***** Provided entries *****
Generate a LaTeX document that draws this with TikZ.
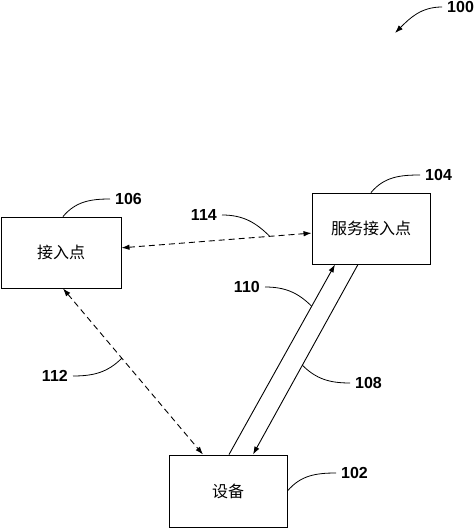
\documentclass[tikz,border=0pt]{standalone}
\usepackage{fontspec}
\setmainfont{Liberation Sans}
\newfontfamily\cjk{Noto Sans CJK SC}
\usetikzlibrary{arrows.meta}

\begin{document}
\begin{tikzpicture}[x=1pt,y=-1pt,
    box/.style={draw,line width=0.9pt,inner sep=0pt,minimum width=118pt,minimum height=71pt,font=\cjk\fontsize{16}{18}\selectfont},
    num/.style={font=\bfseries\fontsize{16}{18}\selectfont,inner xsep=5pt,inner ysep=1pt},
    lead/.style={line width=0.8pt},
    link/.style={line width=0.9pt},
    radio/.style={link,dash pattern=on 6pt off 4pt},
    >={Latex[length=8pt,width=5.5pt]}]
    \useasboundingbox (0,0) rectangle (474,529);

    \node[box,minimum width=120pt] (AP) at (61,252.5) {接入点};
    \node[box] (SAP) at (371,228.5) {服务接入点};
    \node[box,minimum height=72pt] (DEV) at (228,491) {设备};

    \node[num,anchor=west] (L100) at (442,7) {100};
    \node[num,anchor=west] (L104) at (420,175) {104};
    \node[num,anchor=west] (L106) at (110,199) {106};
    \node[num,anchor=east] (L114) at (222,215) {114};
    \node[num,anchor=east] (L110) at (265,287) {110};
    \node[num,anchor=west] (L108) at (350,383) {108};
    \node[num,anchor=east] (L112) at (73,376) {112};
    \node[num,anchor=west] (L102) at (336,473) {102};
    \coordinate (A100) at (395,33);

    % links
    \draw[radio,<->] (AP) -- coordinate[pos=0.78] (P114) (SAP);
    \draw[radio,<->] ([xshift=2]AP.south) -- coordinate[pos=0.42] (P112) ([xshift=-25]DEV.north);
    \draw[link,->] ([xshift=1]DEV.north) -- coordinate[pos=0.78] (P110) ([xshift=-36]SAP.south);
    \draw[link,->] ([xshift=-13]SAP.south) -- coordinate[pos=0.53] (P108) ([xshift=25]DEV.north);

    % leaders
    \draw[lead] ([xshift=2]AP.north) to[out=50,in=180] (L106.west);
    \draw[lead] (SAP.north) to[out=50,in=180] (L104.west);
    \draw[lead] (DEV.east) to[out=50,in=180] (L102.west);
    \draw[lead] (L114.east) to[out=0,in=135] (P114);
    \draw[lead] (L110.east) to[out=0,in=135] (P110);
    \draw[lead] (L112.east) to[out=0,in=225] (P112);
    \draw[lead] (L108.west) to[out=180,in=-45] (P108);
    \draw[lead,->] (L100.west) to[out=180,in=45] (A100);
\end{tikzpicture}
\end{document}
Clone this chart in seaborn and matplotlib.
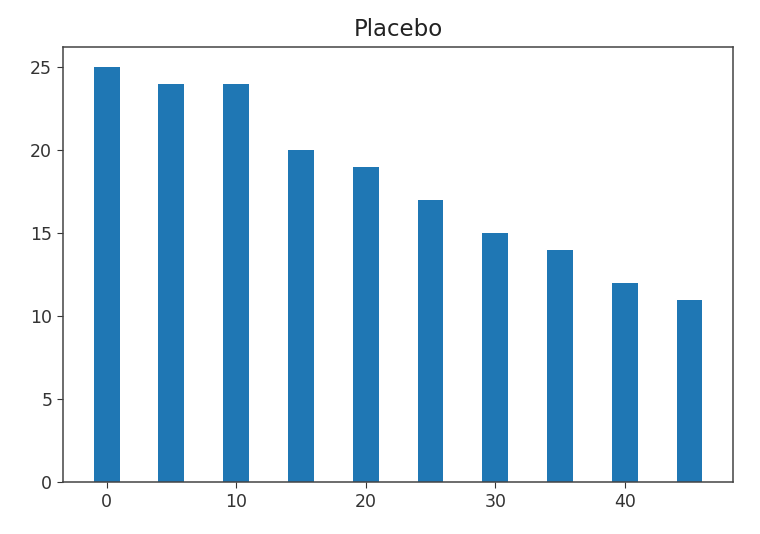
*****
▶ **Short exercise**: Make an exact copy of the data, leaving its pictures out.

▶ **Exercise answer**:
Generate a LaTeX document that draws this with TikZ.
\documentclass[tikz,border=0pt]{standalone}
\usepackage{fontspec}
\setmainfont{Liberation Sans}
\newfontfamily\cjk{Noto Sans CJK SC}
\usetikzlibrary{arrows.meta}

\begin{document}
\begin{tikzpicture}[x=1pt,y=-1pt,
    box/.style={draw,line width=0.9pt,inner sep=0pt,minimum width=118pt,minimum height=71pt,font=\cjk\fontsize{16}{18}\selectfont},
    num/.style={font=\bfseries\fontsize{16}{18}\selectfont,inner xsep=5pt,inner ysep=1pt},
    lead/.style={line width=0.8pt},
    link/.style={line width=0.9pt},
    radio/.style={link,dash pattern=on 6pt off 4pt},
    >={Latex[length=8pt,width=5.5pt]}]
    \useasboundingbox (0,0) rectangle (474,529);

    \node[box,minimum width=120pt] (AP) at (61,252.5) {接入点};
    \node[box] (SAP) at (371,228.5) {服务接入点};
    \node[box,minimum height=72pt] (DEV) at (228,491) {设备};

    \node[num,anchor=west] (L100) at (442,7) {100};
    \node[num,anchor=west] (L104) at (420,175) {104};
    \node[num,anchor=west] (L106) at (110,199) {106};
    \node[num,anchor=east] (L114) at (222,215) {114};
    \node[num,anchor=east] (L110) at (265,287) {110};
    \node[num,anchor=west] (L108) at (350,383) {108};
    \node[num,anchor=east] (L112) at (73,376) {112};
    \node[num,anchor=west] (L102) at (336,473) {102};
    \coordinate (A100) at (395,33);

    % links
    \draw[radio,<->] (AP) -- coordinate[pos=0.78] (P114) (SAP);
    \draw[radio,<->] ([xshift=2]AP.south) -- coordinate[pos=0.42] (P112) ([xshift=-25]DEV.north);
    \draw[link,->] ([xshift=1]DEV.north) -- coordinate[pos=0.78] (P110) ([xshift=-36]SAP.south);
    \draw[link,->] ([xshift=-13]SAP.south) -- coordinate[pos=0.53] (P108) ([xshift=25]DEV.north);

    % leaders
    \draw[lead] ([xshift=2]AP.north) to[out=50,in=180] (L106.west);
    \draw[lead] (SAP.north) to[out=50,in=180] (L104.west);
    \draw[lead] (DEV.east) to[out=50,in=180] (L102.west);
    \draw[lead] (L114.east) to[out=0,in=135] (P114);
    \draw[lead] (L110.east) to[out=0,in=135] (P110);
    \draw[lead] (L112.east) to[out=0,in=225] (P112);
    \draw[lead] (L108.west) to[out=180,in=-45] (P108);
    \draw[lead,->] (L100.west) to[out=180,in=45] (A100);
\end{tikzpicture}
\end{document}
Clone this chart in seaborn and matplotlib.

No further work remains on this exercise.